Example 2: Construction estimate
A triangular gable section has base 18 ft and height 6 ft. Area = 1/2 × 18 × 6 = 54 ft². If paint covers 250 ft² per gallon, this section needs about 0.22 gallon before waste factors.

Example 3: Missing side first
One leg is 9 m, hypotenuse is 15 m. Missing leg = √(15² – 9²) = √(225 – 81) = √144 = 12 m. Area = 1/2 × 9 × 12 = 54 m².

Best Practices for Students, Teachers, and Professionals

1. Draw and label the right angle before calculating.
2. Keep units consistent and visible in every step.
3. Use estimation first, exact arithmetic second, rounding last.
4. Store a reusable calculation template for repeated tasks.
5. For critical work, independently verify with a second method or tool.

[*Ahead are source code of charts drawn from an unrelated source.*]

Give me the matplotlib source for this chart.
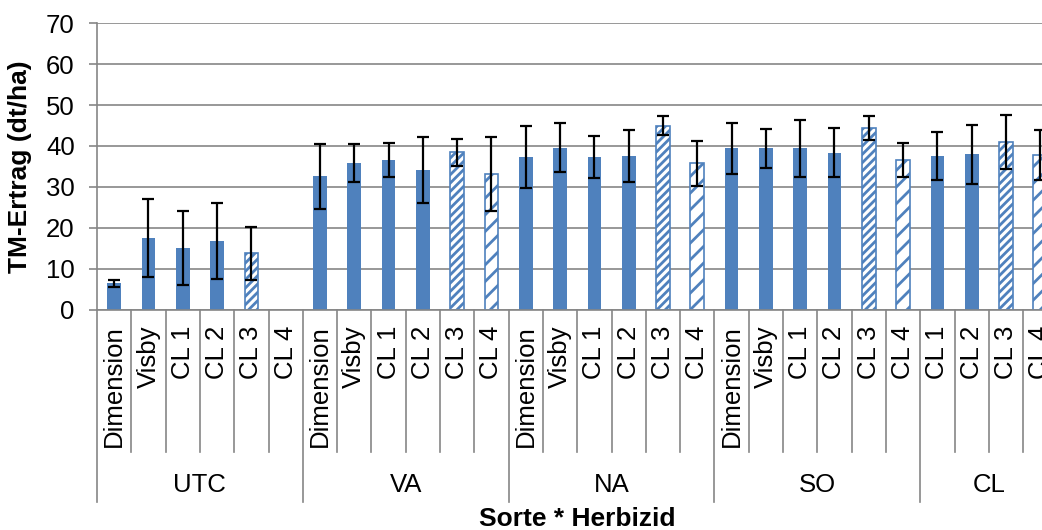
import numpy as np
import matplotlib.pyplot as plt
import matplotlib.transforms as mtransforms

# Herbizid groups and how many Sorten each one has
groups = ["UTC", "VA", "NA", "SO", "CL"]
group_sizes = [6, 6, 6, 6, 4]

sorten = ["Dimension", "Visby", "CL 1", "CL 2", "CL 3", "CL 4",
          "Dimension", "Visby", "CL 1", "CL 2", "CL 3", "CL 4",
          "Dimension", "Visby", "CL 1", "CL 2", "CL 3", "CL 4",
          "Dimension", "Visby", "CL 1", "CL 2", "CL 3", "CL 4",
          "CL 1", "CL 2", "CL 3", "CL 4"]

# TM-Ertrag (dt/ha), mean and error
ertrag = [6.5, 17.6, 15.1, 16.9, 13.8, np.nan,
          32.6, 35.9, 36.6, 34.1, 38.5, 33.2,
          37.4, 39.6, 37.3, 37.6, 45.0, 35.8,
          39.4, 39.4, 39.4, 38.4, 44.4, 36.6,
          37.6, 38.0, 41.0, 37.8]
fehler = [0.8, 9.5, 9.0, 9.3, 6.4, np.nan,
          8.0, 4.7, 4.2, 8.1, 3.3, 9.1,
          7.6, 6.0, 5.2, 6.3, 2.3, 5.5,
          6.3, 4.7, 7.0, 6.0, 3.0, 4.1,
          5.8, 7.2, 6.6, 6.1]

blue = "#4F81BD"
gray = "#868686"

plt.rcParams["font.family"] = ["Liberation Sans", "DejaVu Sans"]
plt.rcParams["hatch.linewidth"] = 2.0

fig = plt.figure(figsize=(10.42, 5.30), dpi=100)
ax = fig.add_axes([0.0931, 0.4151, 0.9217, 0.5415])

x = np.arange(len(sorten))
for xi, label, val, err in zip(x, sorten, ertrag, fehler):
    if np.isnan(val):
        continue
    if label == "CL 3":
        ax.bar(xi, val, 0.4, facecolor="white", edgecolor=blue, hatch="////",
               linewidth=1.2, zorder=2)
    elif label == "CL 4":
        ax.bar(xi, val, 0.4, facecolor="white", edgecolor=blue, hatch="//",
               linewidth=1.2, zorder=2)
    else:
        ax.bar(xi, val, 0.4, color=blue, zorder=2)
    ax.errorbar(xi, val, yerr=err, color="black", elinewidth=1.6,
                capsize=4.5, capthick=1.6, zorder=3)

ax.set_xlim(-0.5, len(sorten) - 0.5)
ax.set_ylim(0, 70)
ax.set_yticks(np.arange(0, 71, 10))
ax.yaxis.grid(True, color=gray, linewidth=1.2, zorder=0)
ax.set_axisbelow(True)
for s in ["top", "right"]:
    ax.spines[s].set_visible(False)
ax.spines["left"].set_color(gray)
ax.spines["bottom"].set_color(gray)
ax.spines["left"].set_linewidth(1.2)
ax.spines["bottom"].set_linewidth(1.2)
ax.tick_params(axis="y", colors=gray, labelcolor="black", labelsize=18.5,
               length=6, width=1.2, pad=10)
ax.set_xticks(x, sorten, rotation=90)
ax.tick_params(axis="x", length=0, labelsize=18.5, pad=11)

# category separators and group labels under the axis
trans = mtransforms.blended_transform_factory(ax.transData, ax.transAxes)
bounds = np.arange(len(sorten) + 1) - 0.5
group_edges = np.concatenate([[0], np.cumsum(group_sizes)]) - 0.5
for b in bounds:
    depth = -0.67 if b in group_edges else -0.495
    ax.plot([b, b], [0, depth], transform=trans, color=gray, linewidth=1.2,
            clip_on=False)
starts = group_edges[:-1]
for g, s, n in zip(groups, starts, group_sizes):
    ax.text(s + n / 2, -0.61, g, transform=trans, ha="center", va="center",
            fontsize=18.5)

ax.set_ylabel("TM-Ertrag (dt/ha)", fontsize=19, fontweight="bold", labelpad=10)
fig.text(0.5537, 0.043, "Sorte * Herbizid", ha="center", va="top",
         fontsize=19, fontweight="bold")

fig.savefig("out.png", dpi=100)
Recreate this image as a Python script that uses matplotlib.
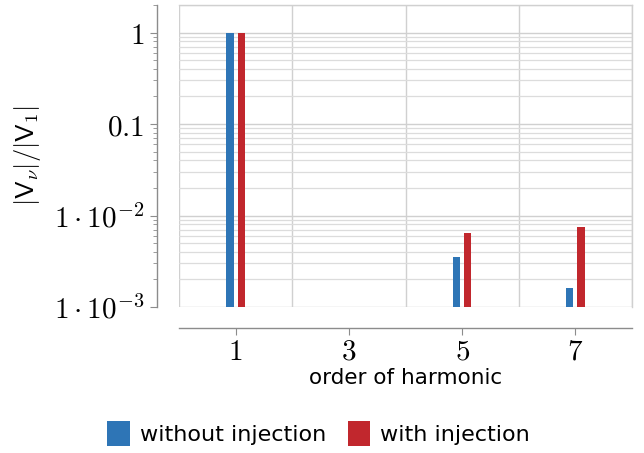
import numpy as np
import matplotlib
matplotlib.use('Agg')
import matplotlib.pyplot as plt
from matplotlib.ticker import FixedLocator, FixedFormatter, LogLocator, NullFormatter

# data
harmonics = [1, 3, 5, 7]
without_inj = [1.0, 0.0, 3.5e-3, 1.6e-3]
with_inj = [1.0, 0.0, 6.5e-3, 7.5e-3]
ytick_vals = [1e-3, 1e-2, 0.1, 1]
ytick_labels = [r'$1\cdot10^{-3}$', r'$1\cdot10^{-2}$', r'$0.1$', r'$1$']

blue = '#2e75b6'
red = '#c1272d'

plt.rcParams['mathtext.fontset'] = 'cm'

fig = plt.figure(figsize=(6.44, 4.53), dpi=100)
ax = fig.add_axes([179/644, 1 - 307/453, (632-179)/644, (307-5)/453])

x = np.array(harmonics, dtype=float)
ax.bar(x - 0.1, without_inj, width=0.13, color=blue, label='without injection', zorder=3)
ax.bar(x + 0.1, with_inj, width=0.13, color=red, label='with injection', zorder=3)

ax.set_yscale('log')
ax.set_ylim(1e-3, 2)
ax.set_xlim(0, 8)

# ticks
ax.xaxis.set_major_locator(FixedLocator(harmonics))
ax.xaxis.set_major_formatter(FixedFormatter([r'$%d$' % h for h in harmonics]))
ax.xaxis.set_minor_locator(FixedLocator([0, 2, 4, 6, 8]))
ax.yaxis.set_major_locator(FixedLocator(ytick_vals))
ax.yaxis.set_major_formatter(FixedFormatter(ytick_labels))
ax.yaxis.set_minor_locator(LogLocator(base=10, subs=np.arange(2, 10)))
ax.yaxis.set_minor_formatter(NullFormatter())

ax.grid(True, which='major', axis='y', color='#d0d0d0', lw=1.0, zorder=0)
ax.grid(True, which='minor', axis='y', color='#dcdcdc', lw=0.9, zorder=0)
ax.grid(True, which='minor', axis='x', color='#d0d0d0', lw=1.0, zorder=0)
ax.grid(False, which='major', axis='x')

for s in ['top', 'right']:
    ax.spines[s].set_color('#d0d0d0')
    ax.spines[s].set_linewidth(1.0)
ax.spines['left'].set_position(('outward', 16))
ax.spines['bottom'].set_position(('outward', 15))
for s in ['left', 'bottom']:
    ax.spines[s].set_color('#8c8c8c')
    ax.spines[s].set_linewidth(1.0)

ax.tick_params(axis='both', which='major', length=5, color='#8c8c8c', labelsize=21)
ax.tick_params(axis='y', which='major', pad=4)
ax.tick_params(axis='x', which='major', pad=2)
ax.tick_params(axis='y', which='minor', length=3, color='#8c8c8c')
ax.tick_params(axis='x', which='minor', length=0)

ax.set_xlabel('order of harmonic', fontsize=15.5, labelpad=2)
ax.set_ylabel(r'$|\mathsf{V}_{\nu}|/|\mathsf{V}_{\mathsf{1}}|$', fontsize=19, labelpad=8)

fig.legend(loc='lower center', bbox_to_anchor=(0.495, -0.028), ncol=2, frameon=False,
           fontsize=16, handlelength=1.0, handleheight=1.3, columnspacing=1.0,
           handletextpad=0.45)

fig.savefig('out.png', dpi=100)
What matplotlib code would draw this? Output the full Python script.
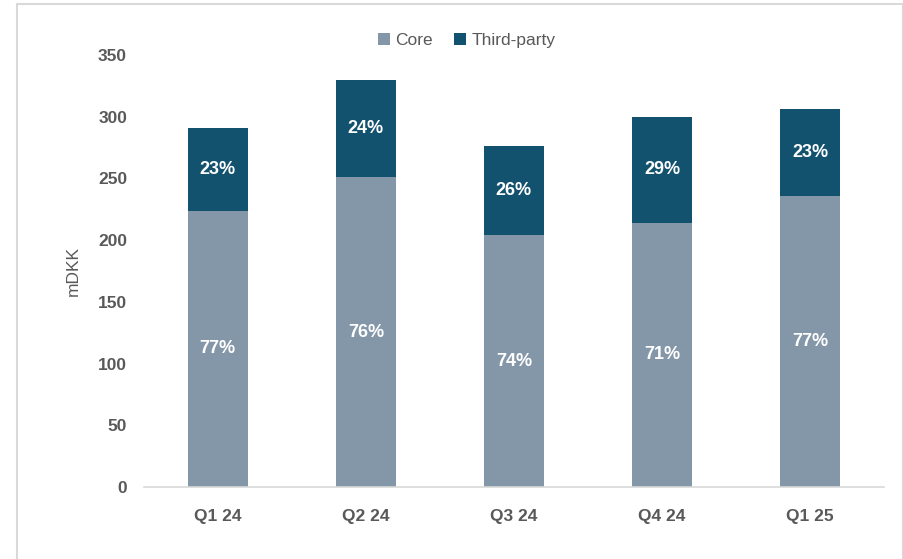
import matplotlib.pyplot as plt
from matplotlib.patches import Rectangle
import numpy as np

plt.rcParams['font.family'] = ['Liberation Sans', 'DejaVu Sans']

quarters = ['Q1 24', 'Q2 24', 'Q3 24', 'Q4 24', 'Q1 25']
core = [224, 251, 204, 214, 236]
third_party = [67, 79, 72, 86, 70]

core_color = '#8497a9'
third_color = '#13526f'
text_color = '#595959'

fig = plt.figure(figsize=(9.04, 5.59), dpi=100)
ax = fig.add_axes([0.159, 0.1288, 0.819, 0.7728])

# thin frame around the whole chart area
fig.patches.append(Rectangle((17 / 904, -0.05), (903 - 17) / 904, 1.05 - 4 / 559,
                             transform=fig.transFigure, fill=False,
                             edgecolor='#d9d9d9', linewidth=1.5))

x = np.arange(len(quarters))
core = np.array(core)
third_party = np.array(third_party)
total = core + third_party
width = 0.405

b1 = ax.bar(x, core, width, color=core_color, label='Core')
b2 = ax.bar(x, third_party, width, bottom=core, color=third_color, label='Third-party')

for i in range(len(x)):
    ax.text(x[i], core[i] / 2, f'{round(100 * core[i] / total[i])}%',
            ha='center', va='center', color='white', fontsize=13, fontweight='bold')
    ax.text(x[i], core[i] + third_party[i] / 2, f'{round(100 * third_party[i] / total[i])}%',
            ha='center', va='center', color='white', fontsize=13, fontweight='bold')

ax.set_xlim(-0.5, len(x) - 0.5)
ax.set_ylim(0, 350)
ax.set_yticks(np.arange(0, 351, 50))
ax.set_xticks(x)
ax.set_xticklabels(quarters)
for lbl in ax.get_xticklabels() + ax.get_yticklabels():
    lbl.set_fontweight('bold')
    lbl.set_fontsize(12.5)
    lbl.set_color(text_color)
ax.tick_params(axis='both', length=0)
ax.tick_params(axis='x', pad=16)
ax.tick_params(axis='y', pad=12)

for side in ['top', 'right', 'left']:
    ax.spines[side].set_visible(False)
ax.spines['bottom'].set_color('#d9d9d9')
ax.spines['bottom'].set_linewidth(1.2)

ax.set_ylabel('mDKK', fontsize=12.5, color=text_color, labelpad=12)

leg = ax.legend(handles=[b1, b2], loc='upper center', bbox_to_anchor=(0.436, 1.087),
                ncol=2, frameon=False, fontsize=12.5, handlelength=0.7, handleheight=0.7,
                handletextpad=0.3, columnspacing=1.2)
for t in leg.get_texts():
    t.set_color(text_color)

fig.savefig('out.png', dpi=100)
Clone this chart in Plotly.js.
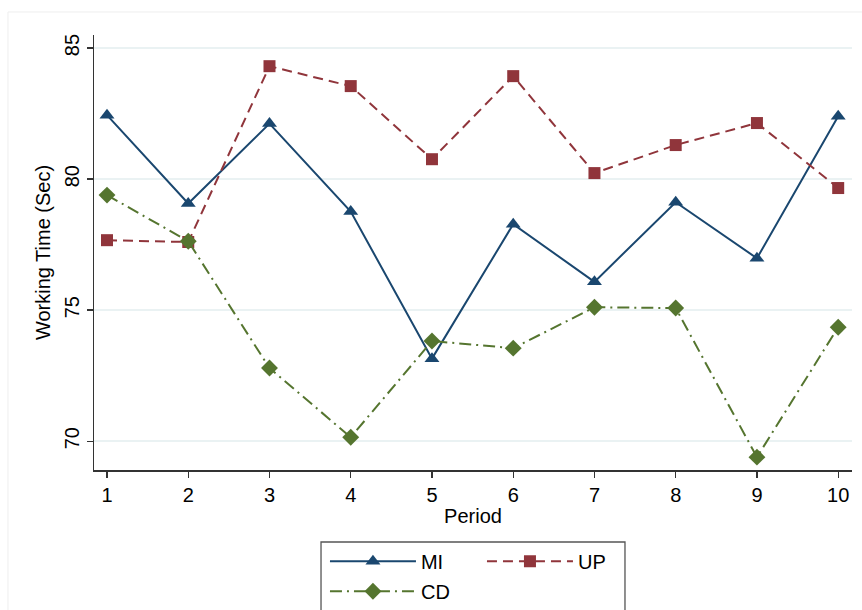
<!DOCTYPE html>
<html>
<head>
<meta charset="utf-8">
<script src="https://cdn.plot.ly/plotly-3.0.1.min.js"></script>
<style>
html,body{margin:0;padding:0;background:#fff;}
#chart{width:862px;height:610px;}
</style>
</head>
<body>
<div id="chart"></div>
<script>
const periods = [1, 2, 3, 4, 5, 6, 7, 8, 9, 10];
const miValues = [82.44, 79.07, 82.12, 78.76, 73.15, 78.28, 76.08, 79.12, 76.98, 82.40];
const upValues = [77.67, 77.60, 84.31, 83.55, 80.76, 83.93, 80.23, 81.30, 82.14, 79.66];
const cdValues = [79.39, 77.63, 72.79, 70.15, 73.82, 73.55, 75.11, 75.08, 69.39, 74.35];
const yTicks = [70, 75, 80, 85];
const seriesNames = ['MI', 'UP', 'CD'];

const FONT = 'Liberation Sans, Arial, sans-serif';

const traces = [
  {
    x: periods, y: miValues, name: seriesNames[0], type: 'scatter', mode: 'lines+markers',
    line: {color: '#1a476f', width: 2},
    marker: {symbol: 'triangle-up', size: 13, color: '#1a476f', line: {width: 0}},
    legend: 'legend'
  },
  {
    x: periods, y: upValues, name: seriesNames[1], type: 'scatter', mode: 'lines+markers',
    line: {color: '#90353b', width: 2, dash: '10px,6px'},
    marker: {symbol: 'square', size: 12, color: '#90353b', line: {width: 0}},
    legend: 'legend'
  },
  {
    x: periods, y: cdValues, name: seriesNames[2], type: 'scatter', mode: 'lines+markers',
    line: {color: '#55752f', width: 2, dash: '12px,5px,2px,5px'},
    marker: {symbol: 'diamond', size: 13, color: '#55752f', line: {width: 0}},
    legend: 'legend2'
  }
];

const layout = {
  width: 862, height: 610,
  paper_bgcolor: '#ffffff', plot_bgcolor: '#ffffff',
  margin: {l: 94, r: 10, t: 35, b: 140, autoexpand: false},
  font: {family: FONT, size: 20, color: '#000'},
  showlegend: true,
  xaxis: {
    range: [0.84, 10.17],
    tickvals: periods,
    ticktext: periods.map(String),
    ticks: 'outside', ticklen: 6, tickwidth: 1.3, tickcolor: '#333',
    showline: true, linecolor: '#333', linewidth: 1.5,
    showgrid: false, zeroline: false,
    tickfont: {family: FONT, size: 20, color: '#000'},
    title: {text: 'Period', font: {family: FONT, size: 20, color: '#000'}, standoff: 4}
  },
  yaxis: {
    range: [68.9, 85.5],
    tickvals: yTicks,
    ticks: 'outside', ticklen: 6, tickwidth: 1.3, tickcolor: '#333',
    tickangle: -90,
    showline: true, linecolor: '#333', linewidth: 1.5,
    showgrid: true, gridcolor: '#eaf2f3', gridwidth: 1.5,
    zeroline: false,
    tickfont: {family: FONT, size: 20, color: '#000'},
    title: {text: 'Working Time (Sec)', font: {family: FONT, size: 20, color: '#000'}, standoff: 4}
  },
  legend: {
    orientation: 'h', x: 0.3047, xanchor: 'left', y: -0.165, yanchor: 'top',
    entrywidth: 56, entrywidthmode: 'pixels',
    bgcolor: 'rgba(0,0,0,0)', borderwidth: 0,
    font: {family: FONT, size: 20, color: '#000'},
    itemwidth: 86, tracegroupgap: 0
  },
  legend2: {
    orientation: 'h', x: 0.3047, xanchor: 'left', y: -0.234, yanchor: 'top',
    bgcolor: 'rgba(0,0,0,0)', borderwidth: 0,
    font: {family: FONT, size: 20, color: '#000'},
    itemwidth: 86
  },
  shapes: [
    {type: 'rect', xref: 'paper', yref: 'paper', x0: 0.2995, x1: 0.7005, y0: -0.40, y1: -0.1655,
     line: {color: '#555', width: 1.3}, fillcolor: 'rgba(0,0,0,0)', layer: 'above'},
    {type: 'rect', xref: 'paper', yref: 'paper', x0: -0.1135, x1: 1.05, y0: -0.5, y1: 1.0529,
     line: {color: '#eeeeee', width: 1}, fillcolor: 'rgba(0,0,0,0)', layer: 'below'}
  ]
};

Plotly.newPlot('chart', traces, layout, {displayModeBar: false, staticPlot: true});
</script>
</body>
</html>
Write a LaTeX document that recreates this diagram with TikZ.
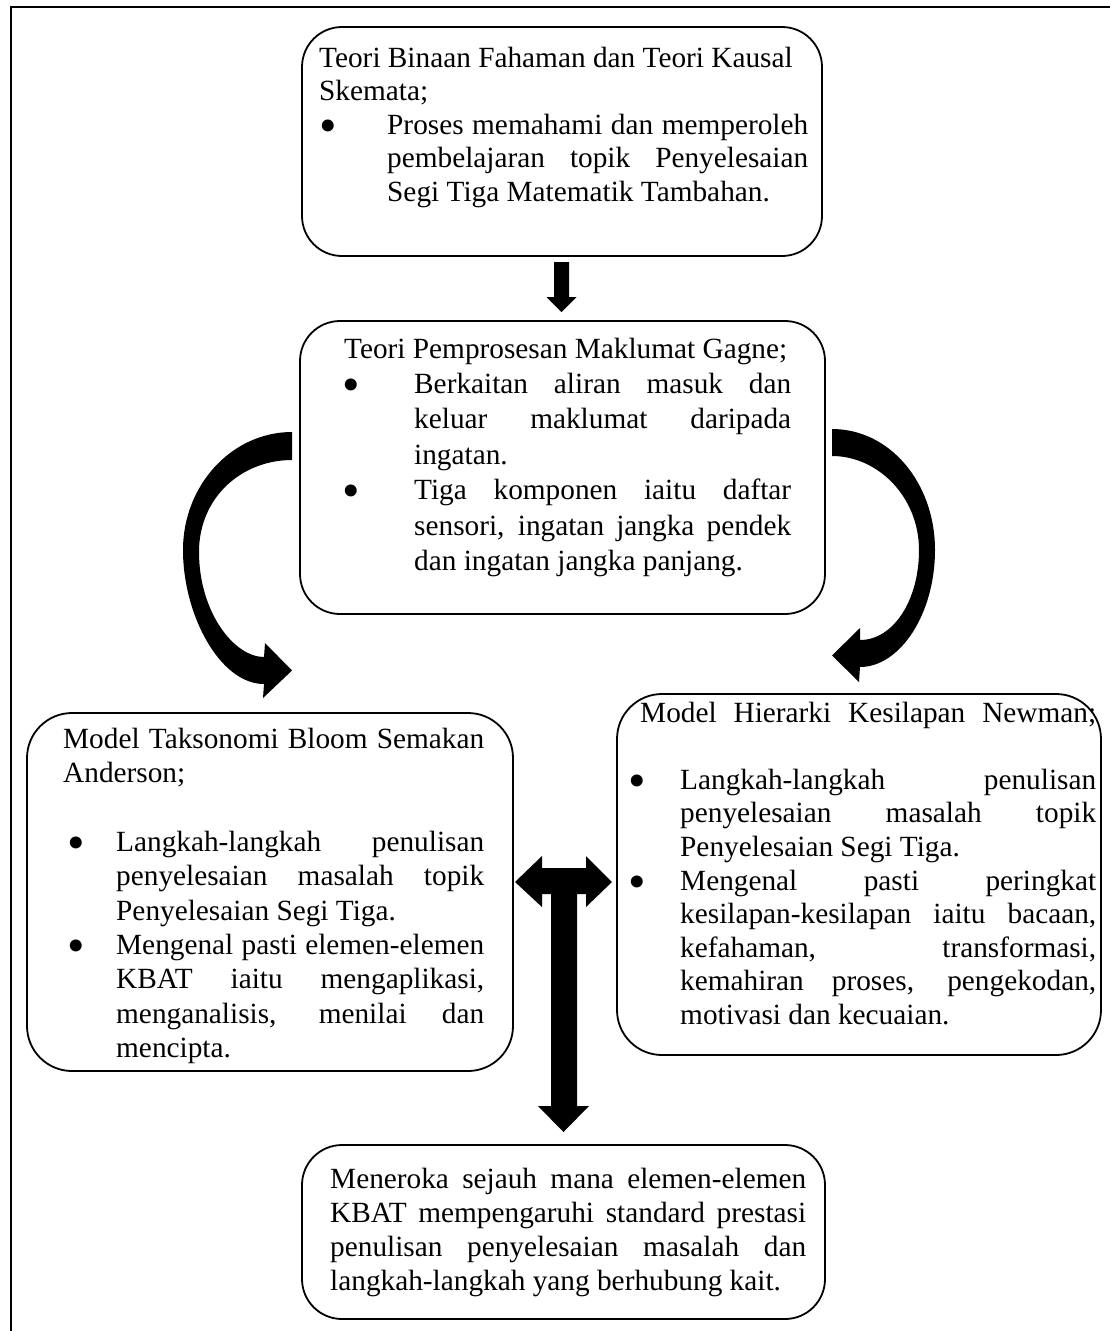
\documentclass[tikz,border=0pt]{standalone}
\usepackage{fontspec}
\setmainfont{Liberation Serif}
\hyphenpenalty=10000
\exhyphenpenalty=10000
\tolerance=10000
\hbadness=10000
\newcommand{\bul}{{\fontsize{50}{0}\selectfont\raisebox{-8pt}{•}}}
\newcommand{\bitem}[3]{\par\hangindent=#2\hangafter=1\noindent\makebox[#2][l]{\hspace*{#1}\bul}\ignorespaces#3\par}
\newcommand{\blankline}{\par\vspace{\baselineskip}}
\begin{document}
\begin{tikzpicture}[x=1pt,y=-1pt,
  box/.style={draw=black, line width=1.8pt, rounded corners=40pt, inner sep=0pt},
  txt/.style={inner sep=0pt, anchor=base west, align=justify},
  blockarrow/.style={fill=black, draw=none},
  frame/.style={draw=black, line width=1.3pt}]
\useasboundingbox (0,0) rectangle (1110,1331);
\draw[frame] (10,7) -- (1110,7);
\draw[frame] (11,7) -- (11,1331);

% boxes
\node[box, minimum width=520pt, minimum height=229pt] (b1) at (562,141.5) {};
\node[box, minimum width=525pt, minimum height=293pt] (b2) at (562.5,467.5) {};
\node[box, minimum width=486pt, minimum height=358pt, rounded corners=45pt] (b3) at (270,892) {};
\node[box, minimum width=484pt, minimum height=361pt, rounded corners=45pt] (b4) at (859,874.5) {};
\node[box, minimum width=523pt, minimum height=174pt] (b5) at (563.5,1232) {};

% texts
\node[txt, text width=489pt, font=\fontsize{29.3}{33.5}\selectfont] (t1) at (319,67)
{Teori Binaan Fahaman dan Teori Kausal\newline Skemata;%
\bitem{0pt}{68pt}{Proses memahami dan memperoleh\linebreak pembelajaran topik Penyelesaian\linebreak Segi Tiga Matematik Tambahan.}};

\node[txt, text width=447pt, font=\fontsize{29.3}{35.4}\selectfont] (t2) at (344,358)
{Teori Pemprosesan Maklumat Gagne;%
\bitem{-2pt}{70pt}{Berkaitan aliran masuk dan\linebreak keluar maklumat daripada\linebreak ingatan.}%
\bitem{-2pt}{70pt}{Tiga komponen iaitu daftar\linebreak sensori, ingatan jangka pendek\linebreak dan ingatan jangka panjang.}};

\node[txt, text width=421pt, font=\fontsize{29.3}{34.4}\selectfont] (t3) at (63,748)
{Model Taksonomi Bloom Semakan\linebreak Anderson;%
\blankline
\bitem{4pt}{53pt}{Langkah-langkah penulisan\linebreak penyelesaian masalah topik\linebreak Penyelesaian Segi Tiga.}%
\bitem{4pt}{53pt}{Mengenal pasti elemen-elemen\linebreak KBAT iaitu mengaplikasi,\linebreak menganalisis, menilai dan\linebreak mencipta.}};

\node[txt, text width=456pt, font=\fontsize{29.3}{33.6}\selectfont] (t4) at (640,722)
{{\parfillskip=0pt Model Hierarki Kesilapan Newman;\par}%
\blankline
\bitem{-12pt}{40pt}{Langkah-langkah penulisan\linebreak penyelesaian masalah topik\linebreak Penyelesaian Segi Tiga.}%
\bitem{-12pt}{40pt}{Mengenal pasti peringkat\linebreak kesilapan-kesilapan iaitu bacaan,\linebreak kefahaman, transformasi,\linebreak kemahiran proses, pengekodan,\linebreak motivasi dan kecuaian.}};

\node[txt, text width=476pt, font=\fontsize{29.3}{34}\selectfont] (t5) at (330,1188)
{Meneroka sejauh mana elemen-elemen\linebreak KBAT mempengaruhi standard prestasi\linebreak penulisan penyelesaian masalah dan\linebreak langkah-langkah yang berhubung kait.};

% top arrow b1 -> b2
\fill[blockarrow] (554,262) -- (569,262) -- (569,297) -- (576.5,297) -- (561.5,312) -- (546.5,297) -- (554,297) -- cycle;

% left curved arrow b2 -> b3
\fill[blockarrow] (292,432) .. controls (232,432) and (183,485) .. (183,550)
  .. controls (183,615) and (220,684) .. (264,684)
  -- (263,698) -- (292,670.5) -- (265,643) -- (264,657)
  .. controls (234,657) and (199,612) .. (199,552)
  .. controls (199,497) and (242,460) .. (292,460) -- cycle;

% right curved arrow b2 -> b4
\fill[blockarrow] (832,429) .. controls (890,429) and (935,483) .. (935,550)
  .. controls (935,614) and (900,667) .. (860,667)
  -- (859,682) -- (832,655.5) -- (860,628) -- (860,640)
  .. controls (893,640) and (919,601) .. (919,550)
  .. controls (919,497) and (878,456) .. (832,456) -- cycle;

% T arrow: b3 <-> b4 and down to b5
\fill[blockarrow] (515,882) -- (542,856) -- (542,868) -- (586,868) -- (586,856) -- (612,882)
  -- (586,907) -- (586,894) -- (577,894) -- (577,1106) -- (589,1106) -- (563.5,1132)
  -- (538,1106) -- (551,1106) -- (551,894) -- (542,894) -- (542,907) -- cycle;
\end{tikzpicture}
\end{document}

Authoritative Learning and Data Sources

• U.S. Bureau of Labor Statistics Occupational Outlook data: https://www.bls.gov/ooh/
• National Assessment of Educational Progress (NAEP) mathematics results: https://nces.ed.gov/nationsreportcard/mathematics/
• National Institute of Standards and Technology on SI units and measurement principles: https://www.nist.gov/pml/owm/si-units

Final Takeaway

To calculate area of a right angle triangle reliably, focus on the two perpendicular legs, multiply them, and take half. That simple process supports everything from school assignments to technical decision-making in engineering and construction. When combined with proper unit handling, precision control, and quick sanity checks, this formula becomes one of the most dependable tools in everyday applied math.